--- begin STORED ROWS ---
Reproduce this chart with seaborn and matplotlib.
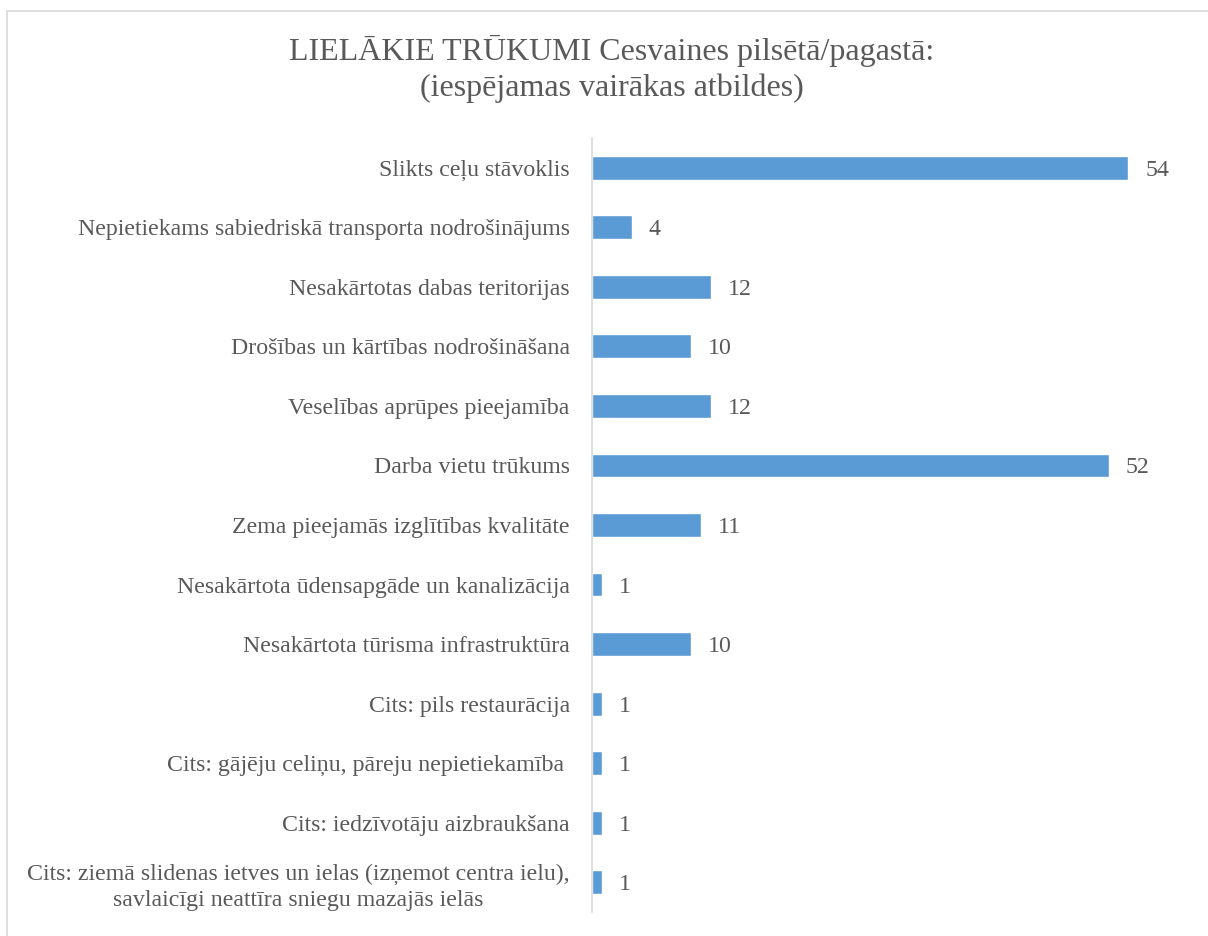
import matplotlib
matplotlib.use("Agg")
import matplotlib.pyplot as plt
import seaborn as sns
import pandas as pd
from matplotlib.patches import Rectangle

categories = [
    "Slikts ceļu stāvoklis",
    "Nepietiekams sabiedriskā transporta nodrošinājums",
    "Nesakārtotas dabas teritorijas",
    "Drošības un kārtības nodrošināšana",
    "Veselības aprūpes pieejamība",
    "Darba vietu trūkums",
    "Zema pieejamās izglītības kvalitāte",
    "Nesakārtota ūdensapgāde un kanalizācija",
    "Nesakārtota tūrisma infrastruktūra",
    "Cits: pils restaurācija",
    "Cits: gājēju celiņu, pāreju nepietiekamība ",
    "Cits: iedzīvotāju aizbraukšana",
    "Cits: ziemā slidenas ietves un ielas (izņemot centra ielu),\nsavlaicīgi neattīra sniegu mazajās ielās",
]
values = [54, 4, 12, 10, 12, 52, 11, 1, 10, 1, 1, 1, 1]
title = "LIELĀKIE TRŪKUMI Cesvaines pilsētā/pagastā:\n(iespējamas vairākas atbildes)"

df = pd.DataFrame({"cat": categories, "val": values})

sns.set_theme(style="white")
plt.rcParams["font.family"] = ["Liberation Serif", "DejaVu Serif"]

text_color = "#595959"
bar_color = "#5B9BD5"

fig = plt.figure(figsize=(12.08, 9.36), dpi=100)
ax = fig.add_axes([592/1208, 1-912/936, (1188-592)/1208, (912-138)/936])

sns.barplot(data=df, y="cat", x="val", orient="h", color=bar_color,
            width=0.4, ax=ax, saturation=1)

ax.set_xlim(0, 60)
ax.set_ylim(12.5, -0.5)
ax.set_xlabel("")
ax.set_ylabel("")
ax.set_xticks([])
for s in ["top", "right", "bottom"]:
    ax.spines[s].set_visible(False)
ax.spines["left"].set_color("#D9D9D9")
ax.spines["left"].set_linewidth(1.2)
ax.tick_params(axis="y", length=0, pad=16, labelsize=17.2, labelcolor=text_color)
for lab in ax.get_yticklabels():
    lab.set_multialignment("center")
    lab.set_linespacing(1.3)

for i, v in enumerate(values):
    ax.annotate(str(v), xy=(v, i), xytext=(12, 0), textcoords="offset points",
                va="center_baseline", ha="left", fontsize=17.2, color=text_color)

fig.text(612/1208, 1-69/936, title, ha="center", va="center",
         fontsize=23, color=text_color, linespacing=1.3)

fig.patches.append(Rectangle((7/1208, -0.1), 1.2, 1-11/936+0.1,
                             transform=fig.transFigure, fill=False,
                             edgecolor="#D9D9D9", linewidth=1.2))

fig.savefig("out.png", dpi=100, facecolor="white")
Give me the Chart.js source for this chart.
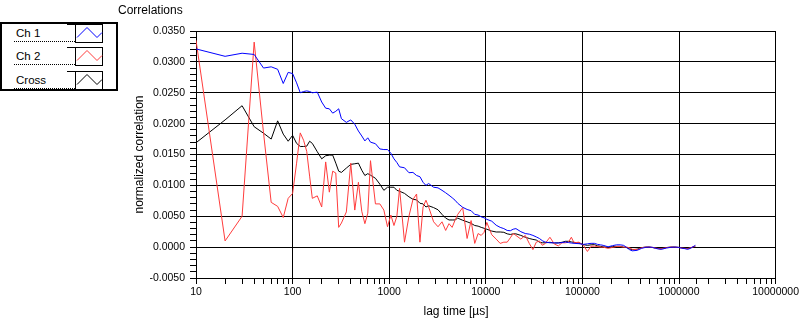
<!DOCTYPE html>
<html>
<head>
<meta charset="utf-8">
<script src="https://cdn.jsdelivr.net/npm/chart.js@4.4.0/dist/chart.umd.min.js"></script>
<style>
  html, body { margin: 0; padding: 0; background: #fff; }
  #wrap { position: relative; width: 801px; height: 321px; }
  #legend { position: absolute; left: 0; top: 0; }
</style>
</head>
<body>
<div id="wrap">
  <canvas id="chart" width="801" height="321"></canvas>
  <svg id="legend" width="120" height="94"></svg>
</div>
<script>
const chartTitle = 'Correlations';
const xTitle = 'lag time [µs]';
const yTitle = 'normalized correlation';
const seriesNames = ['Ch 1', 'Ch 2', 'Cross'];
const seriesColors = ['#0000ff', '#ff3c3c', '#000000'];

// lag times in µs (multi-tau)
const lagTimes = [10, 20, 30, 40, 50, 60, 70, 80, 90, 100, 110, 120, 130, 140, 150, 160,
  180, 200, 220, 240, 260, 280, 300, 320,
  360, 400, 440, 480, 520, 560, 600, 640,
  720, 800, 880, 960, 1040, 1120, 1200, 1280,
  1440, 1600, 1760, 1920, 2080, 2240, 2400, 2560,
  2880, 3200, 3520, 3840, 4160, 4480, 4800, 5120,
  5760, 6400, 7040, 7680, 8320, 8960, 9600, 10240,
  11520, 12800, 14080, 15360, 16640, 17920, 19200, 20480,
  23040, 25600, 28160, 30720, 33280, 35840, 38400, 40960,
  46080, 51200, 56320, 61440, 66560, 71680, 76800, 81920,
  92160, 102400, 112640, 122880, 133120, 143360, 153600, 163840,
  184320, 204800, 225280, 245760, 266240, 286720, 307200, 327680,
  368640, 409600, 450560, 491520, 532480, 573440, 614400, 655360,
  737280, 819200, 901120, 983040, 1064960, 1146880, 1228800, 1310720,
  1474560];

const ch1 = [0.0321, 0.0309, 0.0314, 0.0312, 0.0290, 0.0292, 0.0288, 0.0265, 0.0283, 0.0281, 0.0266, 0.0250, 0.0252, 0.0253, 0.0252, 0.0250,
  0.0251, 0.0235, 0.0225, 0.0224, 0.0217, 0.0220, 0.0224, 0.0208,
  0.0202, 0.0206, 0.0199, 0.0188, 0.0180, 0.0172, 0.0177, 0.0170,
  0.01675, 0.0159, 0.0158, 0.0158, 0.0152, 0.0143, 0.0137, 0.0130,
  0.01285, 0.01205, 0.0121, 0.0116, 0.0114, 0.0105, 0.0100, 0.0103,
  0.0097, 0.0096, 0.0092, 0.0088, 0.0084, 0.0080, 0.0076, 0.0071,
  0.00645, 0.0061, 0.0059, 0.0053, 0.0052, 0.0049, 0.00475, 0.0045,
  0.0042, 0.00355, 0.0032, 0.0030, 0.0027, 0.00265, 0.0029, 0.0030,
  0.0025, 0.0022, 0.0021, 0.0019, 0.00165, 0.0014, 0.00105, 0.00082,
  0.0007, 0.0007, 0.00066, 0.00074, 0.00082, 0.00074, 0.00066, 0.00061,
  0.00056, 0.00045, 0.00053, 0.00061, 0.00061, 0.00045, 0.00037, 0.00029,
  0.00005, 0.00024, 0.00037, 0.00037, 0.00029, -0.00004, -0.00041, -0.0006,
  -0.00052, -0.0002, -0.00004, 0.00001, -0.00004, -0.0002, -0.00031, -0.00036,
  -0.00015, -0.00004, 0.00001, -0.00004, -0.00017, -0.00025, -0.00036, -0.0002,
  0.00029];

const ch2 = [0.0335, 0.0010, 0.0050, 0.0332, 0.0185, 0.00725, 0.0066, 0.0048, 0.0079, 0.0087, 0.0136, 0.0185, 0.0173, 0.0155, 0.0115, 0.0079,
  0.0083, 0.0065, 0.0138, 0.0089, 0.0123, 0.0120, 0.0032, 0.0039,
  0.0057, 0.0136, 0.0060, 0.0105, 0.0058, 0.0038, 0.0055, 0.0140,
  0.0070, 0.0070, 0.0060, 0.0033, 0.0052, 0.0035, 0.0050, 0.0095,
  0.0008, 0.0050, 0.0077, 0.0086, 0.0008, 0.0065, 0.0076, 0.0065,
  0.0041, 0.0033, 0.0041, 0.0027, 0.0038, 0.0032, 0.00435, 0.0053,
  0.0064, 0.0014, 0.0043, 0.0006, 0.0022, 0.0019, 0.0024, 0.0040,
  0.0020, 0.0013, 0.0006, 0.0008, 0.0008, 0.0015, 0.0022, 0.0019,
  0.0013, 0.0019, 0.0006, -0.0004, 0.0008, 0.0010, 0.0003, 0.00055,
  0.0016, 0.0005, 0.0002, 0.0007, 0.0007, 0.0008, 0.0016, 0.0007,
  0.0008, 0.0003, -0.0007, 0.00015, 0.00015, 0.0001, 0.0, 0.0,
  -0.0002, -0.00005, 0.0001, 0.0001, 0.0, 0.0, -0.0001, -0.00035,
  -0.0004, -0.0001, 0.0, 0.0, -0.00005, -0.00015, -0.00025, -0.00025,
  -0.0001, 0.0, 0.0, -0.00005, -0.00015, -0.0002, -0.00025, -0.0001,
  0.00015];

const cross = [0.0169, 0.0206, 0.0229, 0.0195, 0.01845, 0.0175, 0.02045, 0.0183, 0.01715, 0.0181, 0.0168, 0.0163, 0.0163, 0.01635, 0.01715, 0.0168,
  0.01545, 0.0143, 0.0148, 0.0149, 0.0149, 0.0136, 0.0123, 0.0121,
  0.0128, 0.0134, 0.0135, 0.0136, 0.01245, 0.0116, 0.0119, 0.01165,
  0.01115, 0.0102, 0.0092, 0.0097, 0.0097, 0.0097, 0.0092, 0.00905,
  0.0087, 0.00815, 0.00775, 0.00765, 0.0071, 0.0070, 0.0065, 0.0067,
  0.0064, 0.00605, 0.0053, 0.0047, 0.0044, 0.0044, 0.0044, 0.0047,
  0.00435, 0.0041, 0.00385, 0.0035, 0.0034, 0.0032, 0.00305, 0.0029,
  0.0026, 0.00245, 0.00245, 0.0024, 0.00215, 0.00205, 0.00215, 0.00215,
  0.0019, 0.0016, 0.0014, 0.00125, 0.00115, 0.0008, 0.0007, 0.0007,
  0.00078, 0.00066, 0.0007, 0.00078, 0.00094, 0.00094, 0.00084, 0.00078,
  0.00066, 0.0004, 0.00029, 0.00037, 0.0004, 0.00021, 0.00013, 0.00005,
  -0.00004, 0.00009, 0.00013, 0.00013, 0.0, -0.00008, -0.00028, -0.00041,
  -0.00033, -0.00008, 0.00001, 0.00001, -0.00007, -0.00014, -0.0002, -0.00025,
  -0.00007, 0.00001, 0.00001, -0.00004, -0.0001, -0.0002, -0.0002, -0.00014,
  0.00013];

const fontFamily = '"Liberation Sans", Arial, sans-serif';

function points(vals) {
  return lagTimes.map((t, i) => ({ x: t, y: vals[i] }));
}

const isMajorY = v => Math.abs(v / 0.005 - Math.round(v / 0.005)) < 1e-6;
const isDecade = v => Math.abs(Math.log10(v) - Math.round(Math.log10(v))) < 1e-6;

// texts drawn outside the axes
const extraText = {
  id: 'extraText',
  afterDraw(chart) {
    const c = chart.ctx;
    c.save();
    c.fillStyle = '#000';
    c.font = '12px ' + fontFamily;
    c.textBaseline = 'alphabetic';
    c.textAlign = 'left';
    c.fillText(chartTitle, 118, 13.5);
    c.textAlign = 'center';
    c.fillText(xTitle, 456, 314.5);
    c.restore();
  }
};

const ctx = document.getElementById('chart');
new Chart(ctx, {
  type: 'line',
  data: {
    datasets: [{
      label: seriesNames[0],
      data: points(ch1),
      borderColor: seriesColors[0],
    }, {
      label: seriesNames[1],
      data: points(ch2),
      borderColor: seriesColors[1],
    }, {
      label: seriesNames[2],
      data: points(cross),
      borderColor: seriesColors[2],
    }]
  },
  options: {
    responsive: false,
    animation: false,
    devicePixelRatio: 1,
    layout: {
      padding: { left: 0, right: 23, top: 31, bottom: 0 }
    },
    elements: {
      line: { borderWidth: 1, tension: 0, fill: false },
      point: { radius: 0, hoverRadius: 0 }
    },
    plugins: {
      legend: { display: false },
      tooltip: { enabled: false }
    },
    scales: {
      x: {
        type: 'logarithmic',
        min: 10,
        max: 10000000,
        ticks: {
          autoSkip: false,
          maxRotation: 0,
          color: '#000',
          padding: 2,
          font: { family: fontFamily, size: 10.5 },
          callback: v => isDecade(v) ? String(Math.round(v)) : ''
        },
        grid: {
          color: c => (c.tick && isDecade(c.tick.value)) ? '#000' : 'rgba(0,0,0,0)',
          tickColor: '#000',
          tickLength: 6,
          lineWidth: 1
        },
        border: { color: '#000', width: 1 },
        afterFit: s => { s.height = 43; }
      },
      y: {
        type: 'linear',
        min: -0.005,
        max: 0.035,
        ticks: {
          stepSize: 0.001,
          maxTicksLimit: 100,
          autoSkip: false,
          color: '#000',
          padding: 5,
          font: { family: fontFamily, size: 10.5 },
          callback: v => {
            if (!isMajorY(v)) return '';
            if (Math.abs(v) < 1e-9) return '0.0000';
            return v.toFixed(4);
          }
        },
        grid: {
          color: c => (c.tick && isMajorY(c.tick.value)) ? '#000' : 'rgba(0,0,0,0)',
          tickColor: '#000',
          tickLength: 6,
          lineWidth: 1
        },
        border: { color: '#000', width: 1 },
        title: {
          display: true,
          text: yTitle,
          color: '#000',
          font: { family: fontFamily, size: 12 },
          padding: { top: 132, bottom: 0 }
        },
        afterFit: s => { s.width = 196; }
      }
    }
  },
  plugins: [extraText]
});

// legend box
const svg = document.getElementById('legend');
const NS = 'http://www.w3.org/2000/svg';
function el(name, attrs, text) {
  const e = document.createElementNS(NS, name);
  for (const k in attrs) e.setAttribute(k, attrs[k]);
  if (text) e.textContent = text;
  svg.appendChild(e);
  return e;
}
el('rect', { x: 1, y: 23, width: 116, height: 67, fill: '#fff', stroke: '#000', 'stroke-width': 2 });
const rowTops = [24, 47, 71];
seriesNames.forEach((name, i) => {
  const top = rowTops[i];
  el('line', { x1: 67, y1: top + 0.5, x2: 76, y2: top + 0.5, stroke: '#000', 'stroke-width': 1 });
  el('line', { x1: 14, y1: top + 17.5, x2: 76, y2: top + 17.5, stroke: '#000', 'stroke-width': 1, 'stroke-dasharray': '1,1' });
  el('rect', { x: 75.5, y: top + 0.5, width: 27, height: 18, fill: '#fff', stroke: '#000', 'stroke-width': 1 });
  el('polyline', {
    points: '77,' + (top + 13.5) + ' 87,' + (top + 3.5) + ' 97,' + (top + 13.5) + ' 102,' + (top + 8.5),
    fill: 'none', stroke: seriesColors[i], 'stroke-width': 1
  });
  el('text', { x: 16, y: top + 12.5, 'font-family': 'Liberation Sans, Arial, sans-serif', 'font-size': 11.5, fill: '#000' }, name);
});
</script>
</body>
</html>
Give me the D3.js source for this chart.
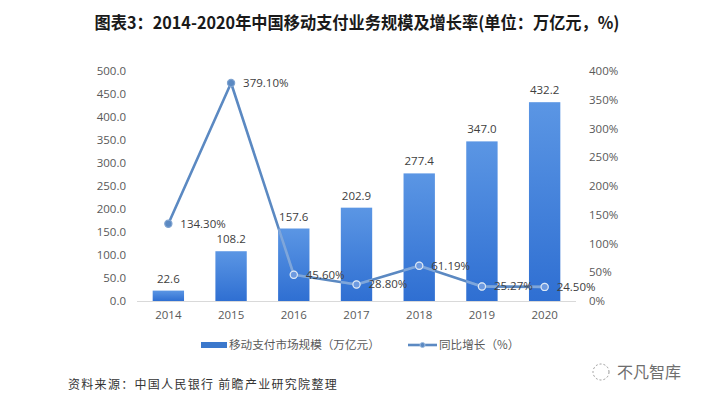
<!DOCTYPE html>
<html>
<head>
<meta charset="utf-8">
<script src="https://cdn.jsdelivr.net/npm/d3@7"></script>
<style>
  body { margin: 0; background: #fff; }
  svg { display: block; font-family: "Noto Sans CJK SC", "Open Sans", sans-serif; }
</style>
</head>
<body>
<div id="chart"></div>
<script>
const years = ["2014", "2015", "2016", "2017", "2018", "2019", "2020"];
const scale = [22.6, 108.2, 157.6, 202.9, 277.4, 347.0, 432.2];
const growth = [134.30, 379.10, 45.60, 28.80, 61.19, 25.27, 24.50];
const leftTicks = [0, 50, 100, 150, 200, 250, 300, 350, 400, 450, 500];
const rightTicks = [0, 50, 100, 150, 200, 250, 300, 350, 400];

const width = 706, height = 402;
const margin = { top: 71, bottom: 100, left: 137, right: 130 };

const svg = d3.select("#chart").append("svg")
  .attr("width", width)
  .attr("height", height);

const x = d3.scaleBand()
  .domain(years)
  .range([margin.left, width - margin.right])
  .paddingInner(0.5)
  .paddingOuter(0.25);

const y = d3.scaleLinear().domain([0, 500]).range([height - margin.bottom - 1, margin.top]);
const y2 = d3.scaleLinear().domain([0, 400]).range([height - margin.bottom - 1, margin.top]);

const rows = years.map((yr, i) => ({ year: yr, value: scale[i], rate: growth[i] }));

// gradient for bars
const defs = svg.append("defs");
const grad = defs.append("linearGradient")
  .attr("id", "barGrad")
  .attr("x1", 0).attr("y1", 0).attr("x2", 0).attr("y2", 1);
grad.append("stop").attr("offset", "0%").attr("stop-color", "#5b96e4");
grad.append("stop").attr("offset", "100%").attr("stop-color", "#2f6fd2");

// title
svg.append("text")
  .attr("x", 357).attr("y", 29)
  .attr("text-anchor", "middle")
  .attr("font-size", 17)
  .attr("font-weight", "bold")
  .attr("fill", "#1a1a1a")
  .attr("textLength", 525)
  .attr("lengthAdjust", "spacingAndGlyphs")
  .text("图表3：2014-2020年中国移动支付业务规模及增长率(单位：万亿元，%)");

// left axis
svg.append("g")
  .attr("transform", `translate(${margin.left - 3},0)`)
  .call(d3.axisLeft(y).tickValues(leftTicks).tickSize(0).tickPadding(8).tickFormat(d3.format(".1f")))
  .call(g => g.select(".domain").remove())
  .call(g => g.selectAll("text").attr("fill", "#595959").attr("font-size", 11.5)
    .attr("font-family", "'Open Sans', sans-serif"));

// right axis
svg.append("g")
  .attr("transform", `translate(${width - margin.right + 10},0)`)
  .call(d3.axisRight(y2).tickValues(rightTicks).tickSize(0).tickPadding(3).tickFormat(d => d + "%"))
  .call(g => g.select(".domain").remove())
  .call(g => g.selectAll("text").attr("fill", "#595959").attr("font-size", 11.5)
    .attr("font-family", "'Open Sans', sans-serif"));

// baseline
svg.append("line")
  .attr("x1", margin.left).attr("x2", width - margin.right)
  .attr("y1", y(0) + 0.5).attr("y2", y(0) + 0.5)
  .attr("stroke", "#d9d9d9");

// x axis labels
svg.append("g")
  .attr("transform", `translate(0,${y(0)})`)
  .call(d3.axisBottom(x).tickSize(0).tickPadding(10))
  .call(g => g.select(".domain").remove())
  .call(g => g.selectAll("text").attr("fill", "#595959").attr("font-size", 11.5)
    .attr("font-family", "'Open Sans', sans-serif"));

// bars
svg.append("g")
  .selectAll("rect")
  .data(rows)
  .join("rect")
    .attr("x", d => x(d.year))
    .attr("y", d => y(d.value))
    .attr("width", x.bandwidth())
    .attr("height", d => y(0) - y(d.value))
    .attr("fill", "url(#barGrad)");

svg.append("g")
  .attr("text-anchor", "middle")
  .attr("fill", "#404040")
  .attr("font-size", 11.5)
  .attr("font-family", "'Open Sans', sans-serif")
  .selectAll("text")
  .data(rows)
  .join("text")
    .attr("x", d => x(d.year) + x.bandwidth() / 2)
    .attr("y", d => y(d.value) - 8)
    .text(d => d.value.toFixed(1));

// clip to bars (line looks lighter over bars)
defs.append("clipPath").attr("id", "barClip")
  .selectAll("rect")
  .data(rows)
  .join("rect")
    .attr("x", d => x(d.year))
    .attr("y", d => y(d.value))
    .attr("width", x.bandwidth())
    .attr("height", d => y(0) - y(d.value));

const cx = d => x(d.year) + x.bandwidth() / 2;
const line = d3.line().x(cx).y(d => y2(d.rate));

function drawLine(g, lineColor, dotFill, dotStroke) {
  g.append("path")
    .datum(rows)
    .attr("d", line)
    .attr("fill", "none")
    .attr("stroke", lineColor)
    .attr("stroke-width", 2.6)
    .attr("stroke-linejoin", "round");
  g.selectAll("circle")
    .data(rows)
    .join("circle")
      .attr("cx", cx)
      .attr("cy", d => y2(d.rate))
      .attr("r", 3.6)
      .attr("fill", dotFill)
      .attr("stroke", dotStroke)
      .attr("stroke-width", 1.2);
}

drawLine(svg.append("g"), "#5b89c2", "#5b89c2", "#7fa3d0");
drawLine(svg.append("g").attr("clip-path", "url(#barClip)"), "#7ea6dc", "#6d9ae0", "#dce8f7");

svg.append("g")
  .attr("fill", "#404040")
  .attr("font-size", 11.5)
  .attr("font-family", "'Open Sans', sans-serif")
  .selectAll("text")
  .data(rows)
  .join("text")
    .attr("x", d => cx(d) + 12)
    .attr("y", d => y2(d.rate))
    .attr("dy", "0.35em")
    .text(d => d.rate.toFixed(2) + "%");

// legend
const lg = svg.append("g").attr("font-size", 11.6).attr("fill", "#595959");
lg.append("rect").attr("x", 201).attr("y", 342).attr("width", 26).attr("height", 6).attr("fill", "#3b78cc");
lg.append("text").attr("x", 229).attr("y", 345).attr("dy", "0.35em").text("移动支付市场规模（万亿元）");
lg.append("line").attr("x1", 408).attr("x2", 437).attr("y1", 345).attr("y2", 345)
  .attr("stroke", "#5b89c2").attr("stroke-width", 2.6);
lg.append("circle").attr("cx", 422.5).attr("cy", 345).attr("r", 2.5).attr("fill", "#5b89c2").attr("stroke", "#9fbde0");
lg.append("text").attr("x", 439).attr("y", 345).attr("dy", "0.35em").text("同比增长（%）");

// source
svg.append("text")
  .attr("x", 68).attr("y", 385).attr("dy", "0.35em")
  .attr("font-size", 12).attr("fill", "#333")
  .attr("letter-spacing", 1.3)
  .text("资料来源：中国人民银行 前瞻产业研究院整理");

// corner mark
svg.append("text")
  .attr("x", 617).attr("y", 372).attr("dy", "0.35em")
  .attr("font-size", 16).attr("fill", "#6e6e6e")
  .text("不凡智库");
svg.append("circle").attr("cx", 601).attr("cy", 372).attr("r", 8)
  .attr("fill", "none").attr("stroke", "#9a9a9a").attr("stroke-dasharray", "2,2");
</script>
</body>
</html>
--- end STORED ROWS ---
REQUEST:
Reproduce only the lines from the beginning of the data through the line that contains "width=0.4, ax=ax, saturation=1)", both included, and please drop the pictures.

RESPONSE:
Reproduce this chart with seaborn and matplotlib.
import matplotlib
matplotlib.use("Agg")
import matplotlib.pyplot as plt
import seaborn as sns
import pandas as pd
from matplotlib.patches import Rectangle

categories = [
    "Slikts ceļu stāvoklis",
    "Nepietiekams sabiedriskā transporta nodrošinājums",
    "Nesakārtotas dabas teritorijas",
    "Drošības un kārtības nodrošināšana",
    "Veselības aprūpes pieejamība",
    "Darba vietu trūkums",
    "Zema pieejamās izglītības kvalitāte",
    "Nesakārtota ūdensapgāde un kanalizācija",
    "Nesakārtota tūrisma infrastruktūra",
    "Cits: pils restaurācija",
    "Cits: gājēju celiņu, pāreju nepietiekamība ",
    "Cits: iedzīvotāju aizbraukšana",
    "Cits: ziemā slidenas ietves un ielas (izņemot centra ielu),\nsavlaicīgi neattīra sniegu mazajās ielās",
]
values = [54, 4, 12, 10, 12, 52, 11, 1, 10, 1, 1, 1, 1]
title = "LIELĀKIE TRŪKUMI Cesvaines pilsētā/pagastā:\n(iespējamas vairākas atbildes)"

df = pd.DataFrame({"cat": categories, "val": values})

sns.set_theme(style="white")
plt.rcParams["font.family"] = ["Liberation Serif", "DejaVu Serif"]

text_color = "#595959"
bar_color = "#5B9BD5"

fig = plt.figure(figsize=(12.08, 9.36), dpi=100)
ax = fig.add_axes([592/1208, 1-912/936, (1188-592)/1208, (912-138)/936])

sns.barplot(data=df, y="cat", x="val", orient="h", color=bar_color,
            width=0.4, ax=ax, saturation=1)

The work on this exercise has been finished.